If we multiply our whole simplified equation by $e^{-x^2}$ (this is our "clever multiplication"), look what happens:
$$e^{-x^2} f^{\prime}(x) - 2x e^{-x^2} f(x) = \frac{e^{x^{2}}}{(x+1)^2} \cdot e^{-x^2}$$
On the right side, $e^{x^2} \cdot e^{-x^2}$ cancels out to $e^0 = 1$. So the right side becomes $\frac{1}{(x+1)^2}$.
Now, look super closely at the left side: $e^{-x^2} f^{\prime}(x) - 2x e^{-x^2} f(x)$.
This is EXACTLY what you get if you take the "slope function" of $e^{-x^2} \cdot f(x)$!
Think of $A = e^{-x^2}$ and $B = f(x)$. Then $A'$ (the slope of $e^{-x^2}$) is $-2x e^{-x^2}$.
So, $A'B + AB'$ is $(-2x e^{-x^2})f(x) + e^{-x^2}f'(x)$. This matches the left side perfectly!
So, our equation is actually:
$$\frac{d}{dx} \left[e^{-x^2} f(x)\right] = \frac{1}{(x+1)^2}$$
(The $\frac{d}{dx}$ just means "the slope function of...")

4. **Undoing the Slope (Integration):** To find out what $e^{-x^2} f(x)$ really is, we need to "undo" the slope-finding process. This is called "integrating."
$$e^{-x^2} f(x) = \int \frac{1}{(x+1)^2} dx$$
We know from school that if you take the slope of $-\frac{1}{x+1}$, you get $\frac{1}{(x+1)^2}$. So, undoing it means:
$$e^{-x^2} f(x) = -\frac{1}{x+1} + C$$
The "C" is just a constant number, because when you find a slope, any constant number just disappears!

5. **Finding the Mystery Number "C":** The problem gives us a special clue: $f(0)=5$. This means when $x$ is $0$, the value of our function $f(x)$ is $5$. Let's put $x=0$ and $f(0)=5$ into our equation:
$$e^{-(0)^2} \cdot f(0) = -\frac{1}{0+1} + C$$
$$e^0 \cdot 5 = -\frac{1}{1} + C$$
$$1 \cdot 5 = -1 + C$$
$$5 = -1 + C$$
To find $C$, we just add 1 to both sides: $C = 5 + 1 = 6$.
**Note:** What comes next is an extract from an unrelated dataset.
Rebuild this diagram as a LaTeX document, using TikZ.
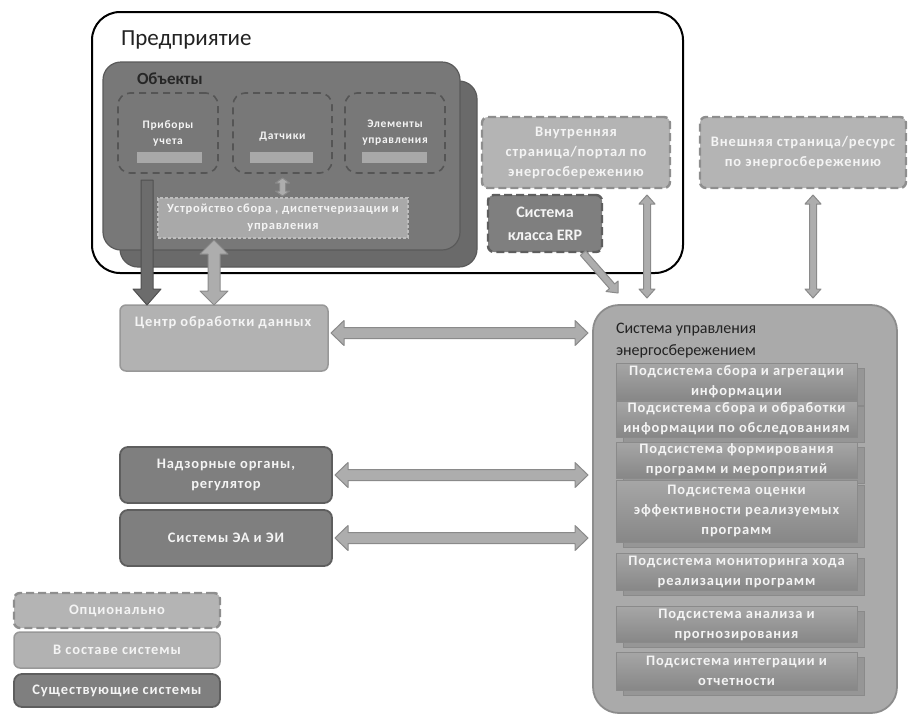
\documentclass[tikz,border=0pt]{standalone}
\usepackage{fontspec}
\setmainfont{Carlito}
\newfontfamily\lsfont{Carlito}[LetterSpace=6]
\usetikzlibrary{calc,shadows}
\definecolor{objF}{HTML}{787878}
\definecolor{objB}{HTML}{6A6A6A}
\definecolor{objD}{HTML}{5A5A5A}
\definecolor{dashD}{HTML}{555555}
\definecolor{barF}{HTML}{A8A8A8}
\definecolor{ustrF}{HTML}{A9A9A9}
\definecolor{ustrD}{HTML}{BDBDBD}
\definecolor{optF}{HTML}{B4B4B4}
\definecolor{optD}{HTML}{8E8E8E}
\definecolor{lightF}{HTML}{B2B2B2}
\definecolor{lightD}{HTML}{989898}
\definecolor{darkF}{HTML}{7F7F7F}
\definecolor{darkD}{HTML}{5E5E5E}
\definecolor{sysF}{HTML}{AAAAAA}
\definecolor{sysD}{HTML}{8C8C8C}
\definecolor{subT}{HTML}{A6A6A6}
\definecolor{subB}{HTML}{878787}
\definecolor{subD}{HTML}{8A8A8A}
\definecolor{shadF}{HTML}{969696}
\definecolor{arrF}{HTML}{ADADAD}
\definecolor{arrD}{HTML}{8A8A8A}
\definecolor{arrDkF}{HTML}{6C6C6C}
\definecolor{arrDkD}{HTML}{505050}
\definecolor{txtW}{HTML}{F4F4F4}
\definecolor{txtD}{HTML}{222222}
% double-headed fat arrow: style, start, end, head length, head half-width, shaft half-width
\newcommand\fatdbl[6]{%
  \coordinate (fa) at ($(#2)!#4!(#3)$);
  \coordinate (fb) at ($(#3)!#4!(#2)$);
  \draw[#1] (#2) -- ($(fa)!#5!90:(#3)$) -- ($(fa)!#6!90:(#3)$) -- ($(fb)!#6!-90:(#2)$)
    -- ($(fb)!#5!-90:(#2)$) -- (#3) -- ($(fb)!#5!90:(#2)$) -- ($(fb)!#6!90:(#2)$)
    -- ($(fa)!#6!-90:(#3)$) -- ($(fa)!#5!-90:(#3)$) -- cycle;}
% single-headed fat arrow (head at end)
\newcommand\fatone[6]{%
  \coordinate (fb) at ($(#3)!#4!(#2)$);
  \draw[#1] ($(#2)!#6!90:(#3)$) -- ($(fb)!#6!-90:(#2)$) -- ($(fb)!#5!-90:(#2)$) -- (#3)
    -- ($(fb)!#5!90:(#2)$) -- ($(fb)!#6!90:(#2)$) -- ($(#2)!#6!-90:(#3)$) -- cycle;}
\begin{document}
\begin{tikzpicture}[x=1pt,y=-1pt,
  every node/.style={inner sep=0pt, outer sep=0pt},
  entbox/.style={draw=black, line width=2pt, rounded corners=28pt, fill=white},
  objback/.style={fill=objB, draw=objD, line width=1.2pt, rounded corners=18pt},
  objfront/.style={fill=objF, draw=objD, line width=1.2pt, rounded corners=18pt},
  objdash/.style={draw=dashD, line width=1.6pt, dash pattern=on 7pt off 5pt, rounded corners=12pt},
  barbox/.style={fill=barF},
  ustrbox/.style={fill=ustrF, draw=ustrD, line width=1.5pt, dash pattern=on 3pt off 2pt},
  optbox/.style={fill=optF, draw=optD, line width=2.4pt, dash pattern=on 8pt off 4pt, rounded corners=6pt},
  optdark/.style={fill=darkF, draw=darkD, line width=2.4pt, dash pattern=on 8pt off 4pt, rounded corners=6pt},
  inbox/.style={fill=lightF, draw=lightD, line width=1.5pt, rounded corners=6pt},
  exbox/.style={fill=darkF, draw=darkD, line width=1.8pt, rounded corners=8pt},
  sysbox/.style={fill=sysF, draw=sysD, line width=1.8pt, rounded corners=26pt},
  subbox/.style={top color=subT, bottom color=subB, draw=subD, line width=0.6pt,
    minimum width=241pt, copy shadow={shadow xshift=7pt, shadow yshift=-5pt, fill=shadF, draw=subD}},
  wtxt/.style={text=txtW, align=center, font=\lsfont\fontsize{14.5}{20}\selectfont\bfseries},
  stxt/.style={text=txtW, align=center, font=\lsfont\fontsize{11.5}{16}\selectfont\bfseries},
  arrowsty/.style={fill=arrF, draw=arrD, line width=1pt, line join=round},
  arrowdk/.style={fill=arrDkF, draw=arrDkD, line width=1pt, line join=round}]
\useasboundingbox (0,0) rectangle (909,716);

% Enterprise
\node[entbox, minimum width=591pt, minimum height=261pt] (ent) at (387.5,142.5) {};
\node[anchor=west, font=\fontsize{23}{27}\selectfont, text=txtD] (enttitle) at (121,40) {Предприятие};

% Objects
\node[objback, minimum width=357pt, minimum height=186pt] (objb) at (298.5,174) {};
\node[objfront, minimum width=357pt, minimum height=188pt] (objf) at (281.5,156) {};
\node[anchor=west, font=\fontsize{17}{19}\selectfont\bfseries, text=black!85] (objt) at (137,79) {Объекты};

\node[objdash, minimum width=100pt, minimum height=80pt] (prib) at (168,133) {};
\node[objdash, minimum width=99pt, minimum height=80pt] (dat) at (282.5,133) {};
\node[objdash, minimum width=100pt, minimum height=80pt] (elem) at (395,133) {};
\node[stxt] (pribt) at (168,133) {Приборы\\учета};
\node[stxt] (datt) at (282.5,137) {Датчики};
\node[stxt] (elemt) at (395,133) {Элементы\\управления};
\node[barbox, minimum width=65pt, minimum height=11pt] (pribb) at (169.5,157.5) {};
\node[barbox, minimum width=63pt, minimum height=11pt] (datb) at (281.5,157.5) {};
\node[barbox, minimum width=65pt, minimum height=11pt] (elemb) at (394.5,157.5) {};

\node[ustrbox, minimum width=250pt, minimum height=40pt, stxt, font=\lsfont\fontsize{12.5}{17}\selectfont\bfseries] (ustr) at (283,218) {Устройство сбора , диспетчеризации и\\управления};

% Internal portal / ERP / external
\node[optbox, minimum width=188pt, minimum height=71pt, wtxt] (vnutr) at (576,152.5) {Внутренняя\\страница/портал по\\энергосбережению};
\node[optdark, minimum width=114pt, minimum height=57pt, wtxt, font=\fontsize{16}{23}\selectfont\bfseries] (erp) at (545,223.5) {Система\\класса ERP};
\node[optbox, minimum width=206pt, minimum height=71pt, wtxt] (vnesh) at (803,152.5) {Внешняя страница/ресурс\\по энергосбережению};

% Data centre and external systems
\node[inbox, minimum width=208pt, minimum height=66pt] (cod) at (224,338) {};
\node[wtxt] (codt) at (223,323) {Центр обработки данных};
\node[exbox, minimum width=212pt, minimum height=56pt, wtxt] (nadz) at (226,475) {Надзорные органы,\\регулятор};
\node[exbox, minimum width=212pt, minimum height=56pt, wtxt] (ea) at (226,538) {Системы ЭА и ЭИ};

% Energy saving management system
\node[sysbox, minimum width=304pt, minimum height=408pt] (sys) at (745,509) {};
\node[anchor=north west, align=left, text=txtD, font=\fontsize{16}{22}\selectfont] (syst) at (616,323) {Система управления\\энергосбережением};

\node[subbox, minimum height=37pt, wtxt] (s1) at (736.5,381.5) {Подсистема сбора  и агрегации\\информации};
\node[subbox, minimum height=36pt, wtxt] (s2) at (736.5,419) {Подсистема сбора и обработки\\информации по обследованиям};
\node[subbox, minimum height=36pt, wtxt] (s3) at (736.5,460) {Подсистема формирования\\программ и мероприятий};
\node[subbox, minimum height=62pt, wtxt] (s4) at (736.5,511) {Подсистема оценки\\эффективности реализуемых\\программ};
\node[subbox, minimum height=37pt, wtxt] (s5) at (736.5,571.5) {Подсистема  мониторинга хода\\реализации программ};
\node[subbox, minimum height=36pt, wtxt] (s6) at (736.5,624.5) {Подсистема анализа и\\прогнозирования};
\node[subbox, minimum height=38pt, wtxt] (s7) at (736.5,671) {Подсистема интеграции и\\отчетности};

% Legend
\node[optbox, minimum width=206pt, minimum height=35pt, wtxt] (lg1) at (117,610.5) {Опционально};
\node[inbox, minimum width=206pt, minimum height=36pt, wtxt] (lg2) at (117,650) {В составе системы};
\node[exbox, minimum width=206pt, minimum height=33pt, wtxt] (lg3) at (117,690.5) {Существующие системы};

% Arrow end points
\coordinate (a1s) at ($(cod.north east)+(3,28)$);
\coordinate (a1e) at ($(sys.north west)+(-5,28)$);
\coordinate (a2s) at ($(nadz.east)+(3,0)$);
\coordinate (a2e) at ($(sys.west |- nadz.east)+(-5,0)$);
\coordinate (a3s) at ($(ea.east)+(3,0)$);
\coordinate (a3e) at ($(sys.west |- ea.east)+(-5,0)$);
\coordinate (a4s) at ($(vnutr.south east)+(-23,7)$);
\coordinate (a4e) at ($(sys.north west)+(54,-7)$);
\coordinate (a5s) at ($(vnesh.south)+(10,7)$);
\coordinate (a5e) at ($(sys.north west)+(220,-7)$);
\coordinate (a6s) at ($(erp.south east)+(-19,1)$);
\coordinate (a6e) at ($(sys.north west)+(25,-12)$);
\coordinate (a7s) at ($(prib.south west)+(29,7)$);
\coordinate (a7e) at ($(cod.north west)+(27,0)$);
\coordinate (a8s) at ($(ustr.south west)+(56,2)$);
\coordinate (a8e) at ($(cod.north west)+(94,0)$);
\coordinate (a9s) at ($(dat.south)+(0,5)$);
\coordinate (a9e) at ($(dat.south |- ustr.north)+(0,-2)$);

% Arrows
\fatdbl{arrowsty}{a1s}{a1e}{13pt}{12.5pt}{5.5pt}
\fatdbl{arrowsty}{a2s}{a2e}{13pt}{12.5pt}{5.5pt}
\fatdbl{arrowsty}{a3s}{a3e}{13pt}{12.5pt}{5.5pt}
\fatdbl{arrowsty}{a4s}{a4e}{9pt}{8pt}{3.5pt}
\fatdbl{arrowsty}{a5s}{a5e}{9pt}{8pt}{3.5pt}
\fatone{arrowsty}{a6s}{a6e}{9pt}{8pt}{3.5pt}
\fatone{arrowdk}{a7s}{a7e}{16pt}{14pt}{6pt}
\fatdbl{arrowsty}{a8s}{a8e}{14pt}{14pt}{6pt}
\fatdbl{arrowsty}{a9s}{a9e}{5pt}{7pt}{3pt}
\end{tikzpicture}
\end{document}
6. **Writing Out the Full Function:** Now we know our secret number $C=6$. Let's put it back into our function:
$$e^{-x^2} f(x) = -\frac{1}{x+1} + 6$$
To get $f(x)$ all by itself, we multiply everything by $e^{x^2}$:
$$f(x) = \left(-\frac{1}{x+1} + 6\right) e^{x^2}$$
To make the part in the parentheses look nicer, let's combine the numbers:
$$f(x) = \left(\frac{-1}{x+1} + \frac{6(x+1)}{x+1}\right) e^{x^2}$$
$$f(x) = \left(\frac{-1 + 6x + 6}{x+1}\right) e^{x^2}$$
$$f(x) = \left(\frac{6x + 5}{x+1}\right) e^{x^2}$$
And that matches option (b)! Super cool, right?